Kayla
FemaleMeaning
Kayla is a modern American feminine name, likely a blend of the name elements Kay and the suffix -la, popularized by the television character Kayla Brady on the soap opera Days of Our Lives.
Global Distribution
Gender Split
- Female
- 100%
Meaning & Origin
Origin
English / American
Etymology
Kayla is a modern American given name rather than a securely ancient one. The most plausible explanation treats it as a creative blend of Kay with the feminine ending -la, a pattern that fits late twentieth-century English-language naming very well. Later writers attached possible Irish or Hebrew roots to it, but those look more like retrospective attempts to anchor a new name in older traditions than like the true driver of its popularity. The sound came before the mythology. The real engine was media exposure. Once the name appeared prominently in American television, especially in the 1980s, it moved rapidly from near-obscurity into mainstream use. That rise places Kayla among the clearest examples of modern pop-cultural name formation. It belongs to the same broad family as Kaylee, Kyla, and related soft-sounding K names, all shaped by contemporary phonetic taste more than by inherited saint or dynasty traditions. Its etymology is therefore partly structural and partly historical: built from familiar pieces, then made real by usage.
Cultural Significance
Kayla is culturally legible as a late twentieth-century American name shaped by television, phonetic fashion, and a taste for soft but distinct feminine forms. It sounds contemporary by design. Because of that, it became emblematic of how mass media could accelerate naming trends in the United States. Even outside America, the name often still carries that modern, media-shaped English-language identity.
Did You Know?
- Before the Days of Our Lives character appeared in 1982, Kayla was virtually unheard of as an American baby name, ranking below the top 1,000; by 1991, it had risen to number 12, one of the fastest climbs in US naming history.

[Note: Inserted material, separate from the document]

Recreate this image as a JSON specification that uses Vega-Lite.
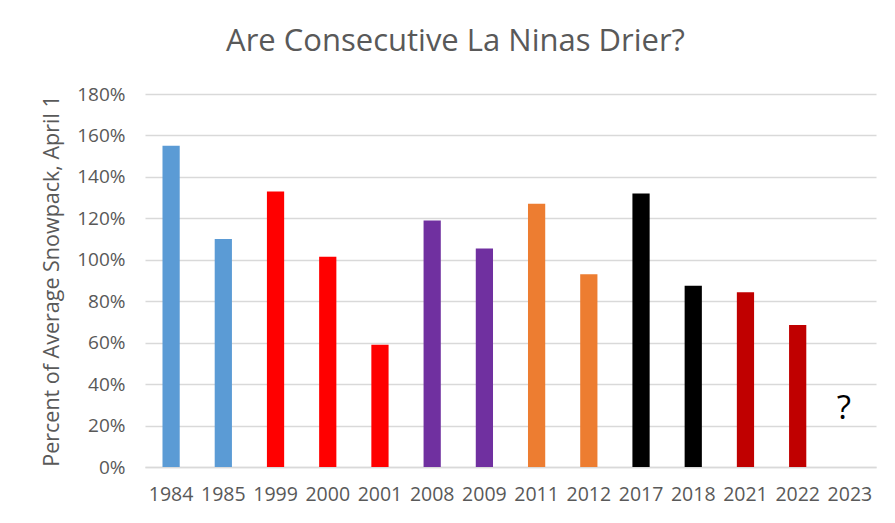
{
  "$schema": "https://vega.github.io/schema/vega-lite/v6.json",
  "autosize": {"type": "none"},
  "width": 731,
  "height": 373,
  "padding": {"left": 145, "top": 94, "right": 19, "bottom": 56},
  "background": "#ffffff",
  "config": {
    "view": {"stroke": null},
    "font": "Open Sans"
  },
  "title": {
    "text": "Are Consecutive La Ninas Drier?",
    "fontSize": 31,
    "fontWeight": "normal",
    "color": "#595959",
    "anchor": "middle",
    "frame": "group",
    "dx": -55,
    "offset": 27
  },
  "data": {
    "values": [
      {"year": "1984", "pct": 1.55, "group": "A"},
      {"year": "1985", "pct": 1.10, "group": "A"},
      {"year": "1999", "pct": 1.33, "group": "B"},
      {"year": "2000", "pct": 1.015, "group": "B"},
      {"year": "2001", "pct": 0.59, "group": "B"},
      {"year": "2008", "pct": 1.19, "group": "C"},
      {"year": "2009", "pct": 1.055, "group": "C"},
      {"year": "2011", "pct": 1.27, "group": "D"},
      {"year": "2012", "pct": 0.93, "group": "D"},
      {"year": "2017", "pct": 1.32, "group": "E"},
      {"year": "2018", "pct": 0.875, "group": "E"},
      {"year": "2021", "pct": 0.843, "group": "F"},
      {"year": "2022", "pct": 0.685, "group": "F"},
      {"year": "2023", "pct": null, "group": "G", "note": "?", "noteY": 0.23}
    ]
  },
  "encoding": {
    "x": {
      "field": "year",
      "type": "ordinal",
      "sort": null,
      "scale": {"paddingInner": 0.67, "paddingOuter": 0.335},
      "axis": {
        "title": null,
        "labelAngle": 0,
        "labelFontSize": 19.5,
        "labelColor": "#595959",
        "labelPadding": 18,
        "ticks": false,
        "tickSize": 0,
        "domainColor": "#d9d9d9",
        "domainWidth": 1.5
      }
    }
  },
  "layer": [
    {
      "mark": {"type": "bar"},
      "encoding": {
        "y": {
          "field": "pct",
          "type": "quantitative",
          "scale": {"domain": [0, 1.8]},
          "axis": {
            "title": "Percent of Average Snowpack, April 1",
            "titleFontSize": 21.5,
            "titleFontWeight": "normal",
            "titleColor": "#595959",
            "titlePadding": 13,
            "values": [0, 0.2, 0.4, 0.6, 0.8, 1.0, 1.2, 1.4, 1.6, 1.8],
            "format": ".0%",
            "labelFontSize": 19,
            "labelColor": "#595959",
            "labelPadding": 20,
            "ticks": false,
            "tickSize": 0,
            "domain": false,
            "gridColor": "#d9d9d9",
            "gridWidth": 1.5
          }
        },
        "color": {
          "field": "group",
          "type": "nominal",
          "scale": {
            "domain": ["A", "B", "C", "D", "E", "F", "G"],
            "range": ["#5b9bd5", "#ff0000", "#7030a0", "#ed7d31", "#000000", "#c00000", "#ffffff"]
          },
          "legend": null
        }
      }
    },
    {
      "mark": {"type": "text", "fontSize": 33, "color": "#000000", "baseline": "alphabetic", "align": "center", "dx": -6},
      "encoding": {
        "y": {"field": "noteY", "type": "quantitative"},
        "text": {"field": "note"}
      }
    }
  ]
}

- Kayla Harrison became the first American to win an Olympic gold medal in judo at the 2012 London Olympics and repeated the achievement in 2016, later transitioning to become a dominant force in mixed martial arts.
- Linguistic researchers have identified Kayla as part of a broader late-20th-century trend of creating new feminine names using the Kay- prefix combined with various suffixes, producing Kaylee, Kaylynn, Kyla, and dozens of other variants.